1
Identify the parties and describe the product
Enter the full legal names and registered addresses of the developer and publisher. Write a clear, specific description of the product — including working title, genre or category, target platforms, and the stage of development at execution.
💡 Use the same product description language in every exhibit and schedule — inconsistent naming across a multi-exhibit agreement is one of the most common sources of contract disputes.
2
Attach a milestone schedule as Schedule A
List every milestone, its completion criteria, the delivery date, and the payment amount triggered on acceptance. Include objective acceptance criteria — specific features, performance benchmarks, or QA pass rates — not just 'publisher satisfaction.'
💡 Build in a 10–15% time buffer on each milestone date. Developers who miss milestone dates due to scope creep often lose their right to cure before the publisher can terminate.
3
Define the advance and funding structure
State the total advance amount, the currency, the percentage payable at each milestone, and whether any tranche is non-recoupable. Confirm payment timing — days from acceptance, not days from publisher's internal processing.
💡 Negotiate at least the first tranche (typically 15–20% of the total advance) as non-recoupable to cover initial development costs that cannot be recovered if the publisher terminates early.
4
Specify IP ownership and carve out pre-existing technology
State clearly whether the developer retains IP ownership and grants a license, or whether IP transfers. Attach a Schedule listing the developer's pre-existing IP, tools, engines, and licensed middleware that are excluded from any grant or transfer.
💡 If the developer retains ownership, confirm in the body of the agreement that no provision shall be construed as an assignment — courts in some jurisdictions read broad license language as implicit transfer.
5
Define territory, platform, and exclusivity scope
List every territory and platform where the publisher holds rights. Mark each as exclusive or non-exclusive. Explicitly reserve all territories and platforms not listed. Include a best-efforts clause requiring the publisher to actively distribute on each covered platform.

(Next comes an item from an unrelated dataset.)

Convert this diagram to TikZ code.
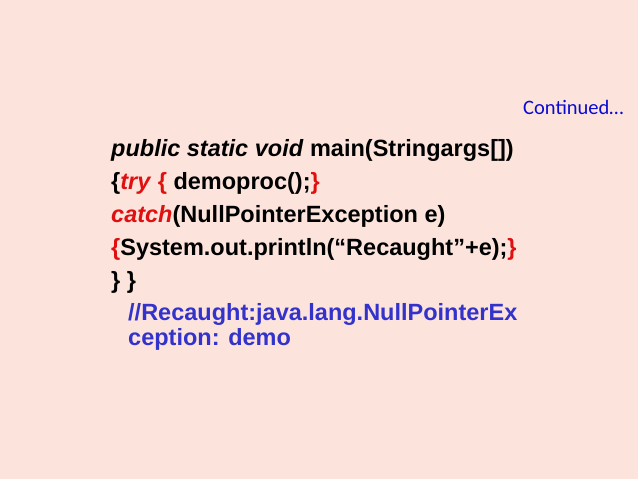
\documentclass[tikz,border=0pt]{standalone}
\usepackage{fontspec}
\setmainfont{Liberation Sans}
\newfontfamily\carlitofont{Carlito}
\definecolor{bg}{HTML}{FCE4DC}
\definecolor{rd}{HTML}{E01010}
\definecolor{bl}{HTML}{3333CC}
\definecolor{cb}{HTML}{0B0BD0}
\begin{document}
\begin{tikzpicture}[x=1pt,y=-1pt,
  code/.style={anchor=base west,inner sep=0pt,font=\fontsize{23.5}{26}\selectfont\bfseries}]
\fill[bg] (0,0) rectangle (638,479);
\node[anchor=base west,inner sep=0pt,font=\carlitofont\fontsize{20.5}{22}\selectfont,text=cb] (cont) at (523,114) {Continued…};
\node[code] (l1) at (111,156) {\textit{public static void} main(Stringargs[])};
\node[code] (l2) at (111,189) {\{\textcolor{rd}{\textit{try} \{} demoproc();\textcolor{rd}{\}}};
\node[code] (l3) at (111,222) {\textcolor{rd}{\textit{catch}}(NullPointerException e)};
\node[code] (l4) at (111,255) {\textcolor{rd}{\{}System.out.println(“Recaught”+e);\textcolor{rd}{\}}};
\node[code] (l5) at (111,288) {\} \}};
\node[code,text=bl] (c1) at (128,320) {//Recaught:java.lang.NullPointerEx};
\node[code,text=bl] (c2) at (128,345) {ception: demo};
\end{tikzpicture}
\end{document}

💡 Sunset exclusivity on underperforming platforms after 12–18 months of release. A sunset clause prevents a publisher from blocking distribution on a platform it is not actively using.
6
Set the royalty rate and define net revenue deductions
Agree the royalty percentage and list every permitted deduction from gross receipts to arrive at net revenue — platform fees, distribution costs, taxes, returns, and chargebacks. Anything not listed should not be deductible.
💡 Request a sample royalty statement calculation at negotiation so both parties confirm they apply the net revenue definition the same way before signing.
7
Add termination triggers and reversion mechanics
List every event that permits termination by each party, including cure periods. Specify that on termination for publisher's breach, all publishing rights revert and the publisher must deliver all product assets — builds, source code, platform submissions, and marketing materials — within a defined number of days.
💡 Include a 'failure to release' termination right: if the publisher has not commercially released the product within [X] months of gold master acceptance, the developer may terminate and reclaim all rights regardless of advance recoupment status.
8
Review governing law and dispute resolution before signing
Confirm the governing law matches the jurisdiction where enforcement is most likely needed. Choose a dispute resolution mechanism — arbitration is common for cross-border deals; litigation may be preferred for deals within a single jurisdiction.
💡 For cross-border agreements between a US developer and a European publisher, consider ICC arbitration seated in a neutral city — it provides an enforceable award in both jurisdictions under the New York Convention.